[START Task data]
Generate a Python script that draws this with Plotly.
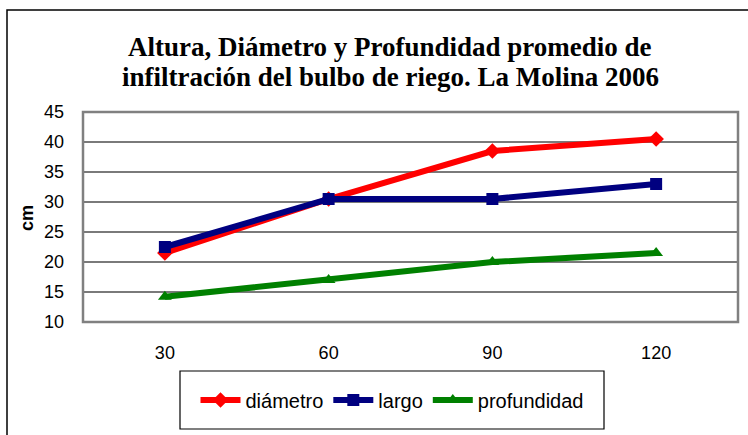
[END Task data]
[START Task data]
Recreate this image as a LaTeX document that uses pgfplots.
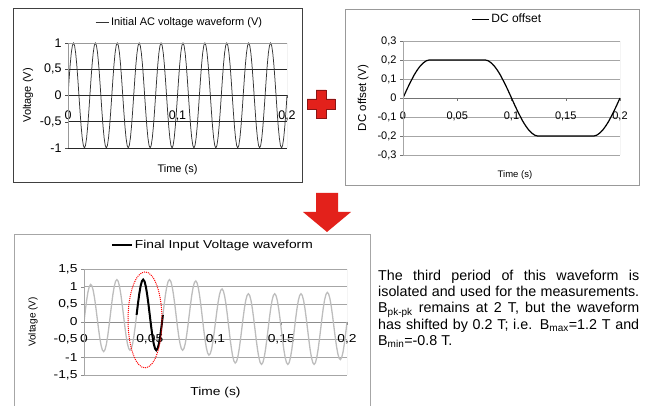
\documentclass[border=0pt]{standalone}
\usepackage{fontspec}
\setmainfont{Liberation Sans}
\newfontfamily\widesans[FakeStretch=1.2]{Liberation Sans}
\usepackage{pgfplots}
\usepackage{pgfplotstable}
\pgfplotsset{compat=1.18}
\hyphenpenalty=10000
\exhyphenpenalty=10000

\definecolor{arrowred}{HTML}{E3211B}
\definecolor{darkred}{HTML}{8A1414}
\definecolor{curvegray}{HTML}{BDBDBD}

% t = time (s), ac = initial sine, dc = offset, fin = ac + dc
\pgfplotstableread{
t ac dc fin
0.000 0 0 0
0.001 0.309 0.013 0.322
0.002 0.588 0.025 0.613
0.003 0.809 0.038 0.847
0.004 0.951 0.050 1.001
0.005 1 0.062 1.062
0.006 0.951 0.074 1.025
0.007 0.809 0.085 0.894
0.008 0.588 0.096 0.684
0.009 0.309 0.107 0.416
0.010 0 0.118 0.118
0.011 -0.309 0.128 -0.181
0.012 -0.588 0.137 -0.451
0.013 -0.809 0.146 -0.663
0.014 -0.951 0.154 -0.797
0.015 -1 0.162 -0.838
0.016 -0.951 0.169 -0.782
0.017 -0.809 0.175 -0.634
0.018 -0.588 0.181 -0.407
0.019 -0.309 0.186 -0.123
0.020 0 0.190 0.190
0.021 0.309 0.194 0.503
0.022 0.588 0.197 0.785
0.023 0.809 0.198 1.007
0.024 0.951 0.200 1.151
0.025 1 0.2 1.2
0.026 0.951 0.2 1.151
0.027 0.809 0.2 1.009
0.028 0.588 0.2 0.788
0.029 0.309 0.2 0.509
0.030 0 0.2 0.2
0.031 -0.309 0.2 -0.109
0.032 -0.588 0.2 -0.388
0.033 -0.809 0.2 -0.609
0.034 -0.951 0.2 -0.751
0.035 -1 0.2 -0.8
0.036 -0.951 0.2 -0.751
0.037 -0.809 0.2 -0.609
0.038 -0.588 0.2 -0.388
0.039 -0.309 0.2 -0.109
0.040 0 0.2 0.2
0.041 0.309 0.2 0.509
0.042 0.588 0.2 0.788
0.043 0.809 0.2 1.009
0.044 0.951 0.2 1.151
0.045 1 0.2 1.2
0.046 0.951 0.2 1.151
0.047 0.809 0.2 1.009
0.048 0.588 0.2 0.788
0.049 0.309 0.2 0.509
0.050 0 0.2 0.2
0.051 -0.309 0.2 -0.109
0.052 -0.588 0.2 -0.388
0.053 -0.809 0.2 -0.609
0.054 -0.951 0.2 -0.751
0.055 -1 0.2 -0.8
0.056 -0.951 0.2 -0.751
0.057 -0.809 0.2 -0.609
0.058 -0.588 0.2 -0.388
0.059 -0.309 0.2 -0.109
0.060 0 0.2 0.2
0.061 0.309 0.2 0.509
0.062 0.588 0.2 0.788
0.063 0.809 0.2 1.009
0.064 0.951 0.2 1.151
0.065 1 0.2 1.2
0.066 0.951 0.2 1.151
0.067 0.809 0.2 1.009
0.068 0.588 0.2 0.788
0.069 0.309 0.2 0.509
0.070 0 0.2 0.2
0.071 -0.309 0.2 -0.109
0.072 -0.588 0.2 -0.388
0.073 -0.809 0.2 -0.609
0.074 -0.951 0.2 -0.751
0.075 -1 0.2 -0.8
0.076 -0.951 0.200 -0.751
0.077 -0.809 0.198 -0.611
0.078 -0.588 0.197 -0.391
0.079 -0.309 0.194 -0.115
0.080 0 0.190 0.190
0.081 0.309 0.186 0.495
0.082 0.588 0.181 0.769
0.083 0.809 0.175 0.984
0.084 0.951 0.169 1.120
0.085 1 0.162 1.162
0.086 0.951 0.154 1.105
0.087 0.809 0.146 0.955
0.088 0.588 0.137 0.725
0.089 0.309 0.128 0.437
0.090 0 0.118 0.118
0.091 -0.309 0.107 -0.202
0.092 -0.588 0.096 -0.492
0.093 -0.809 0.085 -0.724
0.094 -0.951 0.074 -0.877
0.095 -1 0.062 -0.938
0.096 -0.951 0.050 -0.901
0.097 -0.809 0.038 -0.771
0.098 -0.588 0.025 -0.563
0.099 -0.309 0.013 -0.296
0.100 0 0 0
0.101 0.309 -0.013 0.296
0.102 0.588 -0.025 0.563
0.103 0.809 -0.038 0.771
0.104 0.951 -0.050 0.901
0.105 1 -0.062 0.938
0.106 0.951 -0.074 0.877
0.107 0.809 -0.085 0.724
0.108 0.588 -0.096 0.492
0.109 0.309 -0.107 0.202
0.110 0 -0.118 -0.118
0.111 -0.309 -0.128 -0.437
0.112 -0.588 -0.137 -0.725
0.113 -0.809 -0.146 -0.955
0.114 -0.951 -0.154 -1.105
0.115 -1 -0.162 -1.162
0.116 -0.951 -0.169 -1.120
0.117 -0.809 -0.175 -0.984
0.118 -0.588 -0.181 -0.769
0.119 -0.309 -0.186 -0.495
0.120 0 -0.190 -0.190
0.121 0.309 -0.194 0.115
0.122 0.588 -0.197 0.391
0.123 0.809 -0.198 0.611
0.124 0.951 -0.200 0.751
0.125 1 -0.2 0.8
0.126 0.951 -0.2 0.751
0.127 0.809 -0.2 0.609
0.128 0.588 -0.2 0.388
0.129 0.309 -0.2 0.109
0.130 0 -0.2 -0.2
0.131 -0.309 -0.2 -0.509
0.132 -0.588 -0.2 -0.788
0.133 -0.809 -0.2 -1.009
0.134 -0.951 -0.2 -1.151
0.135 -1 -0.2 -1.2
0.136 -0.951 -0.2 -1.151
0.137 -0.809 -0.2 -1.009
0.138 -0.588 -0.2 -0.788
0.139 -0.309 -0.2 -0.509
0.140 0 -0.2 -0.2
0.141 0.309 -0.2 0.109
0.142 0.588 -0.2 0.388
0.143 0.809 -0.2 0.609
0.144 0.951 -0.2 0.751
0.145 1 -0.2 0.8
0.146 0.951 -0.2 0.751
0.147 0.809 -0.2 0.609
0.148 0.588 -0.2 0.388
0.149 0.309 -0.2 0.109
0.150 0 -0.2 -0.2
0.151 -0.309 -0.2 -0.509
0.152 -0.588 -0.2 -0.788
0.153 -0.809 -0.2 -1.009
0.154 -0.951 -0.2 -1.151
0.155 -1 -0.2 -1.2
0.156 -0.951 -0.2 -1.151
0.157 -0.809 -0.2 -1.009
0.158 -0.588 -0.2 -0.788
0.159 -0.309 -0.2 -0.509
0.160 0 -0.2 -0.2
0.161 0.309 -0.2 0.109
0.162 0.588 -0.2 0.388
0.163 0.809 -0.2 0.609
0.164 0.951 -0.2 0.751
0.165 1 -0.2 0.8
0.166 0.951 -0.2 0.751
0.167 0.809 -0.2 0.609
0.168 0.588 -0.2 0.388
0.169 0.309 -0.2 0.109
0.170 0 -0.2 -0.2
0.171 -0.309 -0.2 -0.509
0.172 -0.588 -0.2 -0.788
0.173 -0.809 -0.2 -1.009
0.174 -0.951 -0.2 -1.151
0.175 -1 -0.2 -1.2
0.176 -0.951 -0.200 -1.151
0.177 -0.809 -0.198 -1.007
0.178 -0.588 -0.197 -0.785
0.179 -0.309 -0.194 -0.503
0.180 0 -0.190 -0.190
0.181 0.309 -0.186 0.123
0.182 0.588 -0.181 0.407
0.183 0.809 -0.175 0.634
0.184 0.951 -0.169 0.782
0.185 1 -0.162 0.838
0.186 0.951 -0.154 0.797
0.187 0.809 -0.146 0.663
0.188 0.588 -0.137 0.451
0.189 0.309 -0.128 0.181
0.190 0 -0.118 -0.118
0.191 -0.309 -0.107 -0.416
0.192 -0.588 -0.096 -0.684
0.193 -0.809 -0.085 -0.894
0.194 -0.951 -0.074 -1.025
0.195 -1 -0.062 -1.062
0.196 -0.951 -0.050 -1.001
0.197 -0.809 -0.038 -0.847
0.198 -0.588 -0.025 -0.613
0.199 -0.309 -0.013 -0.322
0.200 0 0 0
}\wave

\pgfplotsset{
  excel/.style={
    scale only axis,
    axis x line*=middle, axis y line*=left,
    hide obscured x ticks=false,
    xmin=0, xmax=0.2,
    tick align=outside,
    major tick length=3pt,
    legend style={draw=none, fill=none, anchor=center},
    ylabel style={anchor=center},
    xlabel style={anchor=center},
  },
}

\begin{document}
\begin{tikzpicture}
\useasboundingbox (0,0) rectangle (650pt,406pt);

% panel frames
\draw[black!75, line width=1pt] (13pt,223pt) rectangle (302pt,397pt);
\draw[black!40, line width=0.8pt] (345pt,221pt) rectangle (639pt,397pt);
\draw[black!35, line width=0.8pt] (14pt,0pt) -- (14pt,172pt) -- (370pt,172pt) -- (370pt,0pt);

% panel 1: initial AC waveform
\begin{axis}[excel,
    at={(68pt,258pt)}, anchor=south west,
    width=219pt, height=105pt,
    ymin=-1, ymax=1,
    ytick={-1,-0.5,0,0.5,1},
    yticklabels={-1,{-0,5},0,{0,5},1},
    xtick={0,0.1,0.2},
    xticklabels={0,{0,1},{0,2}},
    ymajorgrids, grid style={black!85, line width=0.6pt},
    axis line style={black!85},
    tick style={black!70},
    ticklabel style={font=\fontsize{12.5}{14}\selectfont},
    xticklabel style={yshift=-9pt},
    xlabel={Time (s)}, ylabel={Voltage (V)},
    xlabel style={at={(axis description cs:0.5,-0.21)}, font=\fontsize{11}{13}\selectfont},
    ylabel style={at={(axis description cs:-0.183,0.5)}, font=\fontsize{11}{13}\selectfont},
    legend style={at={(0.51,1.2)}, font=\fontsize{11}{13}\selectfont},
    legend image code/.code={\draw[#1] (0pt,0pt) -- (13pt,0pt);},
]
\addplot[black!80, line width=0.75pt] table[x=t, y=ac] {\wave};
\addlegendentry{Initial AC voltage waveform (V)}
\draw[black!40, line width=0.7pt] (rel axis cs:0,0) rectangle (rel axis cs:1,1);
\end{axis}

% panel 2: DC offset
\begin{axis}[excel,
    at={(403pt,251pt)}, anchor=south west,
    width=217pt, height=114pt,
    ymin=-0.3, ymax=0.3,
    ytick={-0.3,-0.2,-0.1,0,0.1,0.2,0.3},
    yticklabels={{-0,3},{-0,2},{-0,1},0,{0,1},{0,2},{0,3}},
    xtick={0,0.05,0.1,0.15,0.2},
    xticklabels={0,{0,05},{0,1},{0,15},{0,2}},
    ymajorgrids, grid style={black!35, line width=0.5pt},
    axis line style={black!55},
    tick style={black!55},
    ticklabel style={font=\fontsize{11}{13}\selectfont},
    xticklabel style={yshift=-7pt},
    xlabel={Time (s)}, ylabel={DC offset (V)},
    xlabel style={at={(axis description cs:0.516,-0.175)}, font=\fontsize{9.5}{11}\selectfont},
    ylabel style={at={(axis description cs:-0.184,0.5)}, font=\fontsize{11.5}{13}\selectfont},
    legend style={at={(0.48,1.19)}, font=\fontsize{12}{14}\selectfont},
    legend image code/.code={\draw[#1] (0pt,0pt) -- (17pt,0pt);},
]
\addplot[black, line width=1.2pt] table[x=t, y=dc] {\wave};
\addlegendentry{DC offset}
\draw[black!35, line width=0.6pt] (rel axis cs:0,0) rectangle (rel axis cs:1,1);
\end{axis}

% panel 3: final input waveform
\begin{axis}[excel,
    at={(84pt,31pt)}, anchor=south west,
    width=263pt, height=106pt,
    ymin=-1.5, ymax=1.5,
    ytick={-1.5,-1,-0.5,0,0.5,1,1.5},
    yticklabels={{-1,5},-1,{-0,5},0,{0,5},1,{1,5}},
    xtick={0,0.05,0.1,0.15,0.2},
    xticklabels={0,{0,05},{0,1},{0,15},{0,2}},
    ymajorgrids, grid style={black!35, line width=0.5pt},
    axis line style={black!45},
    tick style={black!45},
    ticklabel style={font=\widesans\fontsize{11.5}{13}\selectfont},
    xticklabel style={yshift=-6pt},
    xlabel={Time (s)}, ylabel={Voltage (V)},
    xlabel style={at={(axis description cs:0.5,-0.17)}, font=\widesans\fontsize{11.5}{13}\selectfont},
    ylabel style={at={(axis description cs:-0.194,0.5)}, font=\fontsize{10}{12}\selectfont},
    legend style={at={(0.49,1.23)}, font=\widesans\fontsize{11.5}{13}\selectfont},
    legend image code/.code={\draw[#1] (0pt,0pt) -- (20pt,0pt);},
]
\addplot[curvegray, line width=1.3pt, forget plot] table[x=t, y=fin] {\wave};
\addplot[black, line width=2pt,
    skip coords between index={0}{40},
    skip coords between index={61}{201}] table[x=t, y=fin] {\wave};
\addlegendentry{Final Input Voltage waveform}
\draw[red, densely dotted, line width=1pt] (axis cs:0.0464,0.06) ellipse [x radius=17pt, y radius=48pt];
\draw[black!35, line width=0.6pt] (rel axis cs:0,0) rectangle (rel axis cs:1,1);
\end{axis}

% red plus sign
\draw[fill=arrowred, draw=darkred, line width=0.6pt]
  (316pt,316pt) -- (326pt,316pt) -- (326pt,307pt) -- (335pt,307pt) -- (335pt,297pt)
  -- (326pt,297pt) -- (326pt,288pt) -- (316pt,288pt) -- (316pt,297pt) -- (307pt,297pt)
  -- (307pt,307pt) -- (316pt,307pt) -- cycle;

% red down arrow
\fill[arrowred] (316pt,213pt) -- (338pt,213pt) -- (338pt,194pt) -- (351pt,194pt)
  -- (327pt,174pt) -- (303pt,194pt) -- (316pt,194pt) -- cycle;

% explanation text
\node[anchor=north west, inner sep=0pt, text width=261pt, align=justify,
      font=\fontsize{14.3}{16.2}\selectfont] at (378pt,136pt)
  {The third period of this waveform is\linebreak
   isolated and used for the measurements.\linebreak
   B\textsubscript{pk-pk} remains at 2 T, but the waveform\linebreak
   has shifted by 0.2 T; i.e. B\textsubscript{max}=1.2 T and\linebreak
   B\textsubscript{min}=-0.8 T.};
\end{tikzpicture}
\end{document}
[END Task data]
[START Task data]
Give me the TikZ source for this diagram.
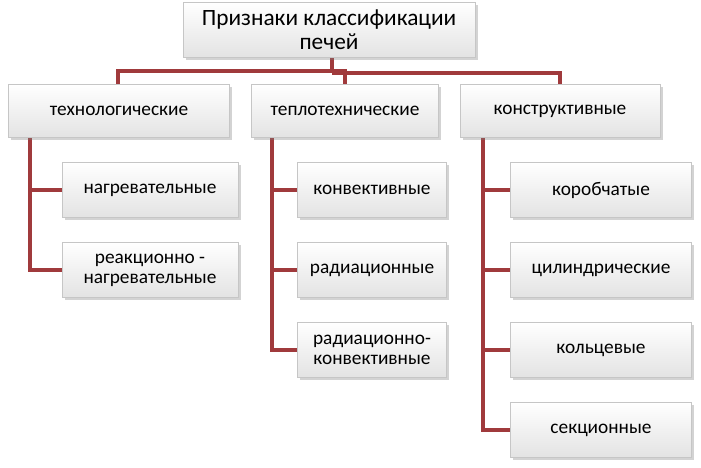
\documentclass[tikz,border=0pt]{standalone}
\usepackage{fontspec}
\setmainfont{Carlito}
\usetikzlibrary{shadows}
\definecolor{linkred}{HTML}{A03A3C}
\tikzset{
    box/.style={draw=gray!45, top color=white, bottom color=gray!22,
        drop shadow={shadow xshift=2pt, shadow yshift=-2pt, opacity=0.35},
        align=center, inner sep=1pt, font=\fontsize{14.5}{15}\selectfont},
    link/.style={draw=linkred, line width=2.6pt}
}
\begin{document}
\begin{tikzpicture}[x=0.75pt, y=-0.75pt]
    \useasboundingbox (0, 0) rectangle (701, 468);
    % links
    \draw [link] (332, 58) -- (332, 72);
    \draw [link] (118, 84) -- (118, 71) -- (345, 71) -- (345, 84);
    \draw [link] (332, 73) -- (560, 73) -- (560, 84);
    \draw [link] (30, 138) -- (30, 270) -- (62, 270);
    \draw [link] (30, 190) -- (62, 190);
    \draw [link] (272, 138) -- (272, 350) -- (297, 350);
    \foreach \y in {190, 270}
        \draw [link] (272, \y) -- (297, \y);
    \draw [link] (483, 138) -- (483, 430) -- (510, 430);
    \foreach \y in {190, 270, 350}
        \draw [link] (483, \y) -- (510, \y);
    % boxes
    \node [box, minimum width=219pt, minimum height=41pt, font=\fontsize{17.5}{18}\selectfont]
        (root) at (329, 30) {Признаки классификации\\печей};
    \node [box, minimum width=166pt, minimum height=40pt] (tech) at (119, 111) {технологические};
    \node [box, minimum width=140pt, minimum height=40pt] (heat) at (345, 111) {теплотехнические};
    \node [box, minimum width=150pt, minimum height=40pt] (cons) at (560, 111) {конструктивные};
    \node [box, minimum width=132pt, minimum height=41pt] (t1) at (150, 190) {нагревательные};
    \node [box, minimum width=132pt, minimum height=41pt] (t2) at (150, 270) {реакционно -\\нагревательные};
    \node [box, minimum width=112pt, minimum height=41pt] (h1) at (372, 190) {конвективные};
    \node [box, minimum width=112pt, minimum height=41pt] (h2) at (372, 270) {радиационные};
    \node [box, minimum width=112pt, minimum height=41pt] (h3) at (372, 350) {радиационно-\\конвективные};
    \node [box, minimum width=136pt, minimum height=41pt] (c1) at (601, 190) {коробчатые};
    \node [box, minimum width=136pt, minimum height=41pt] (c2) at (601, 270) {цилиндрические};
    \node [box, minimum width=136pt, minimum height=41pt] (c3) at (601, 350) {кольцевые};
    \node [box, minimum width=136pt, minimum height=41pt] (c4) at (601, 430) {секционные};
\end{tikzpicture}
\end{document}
[END Task data]
Count the lines in the records above that contain the word "image", and give only that number.

> **Worked answer**: 4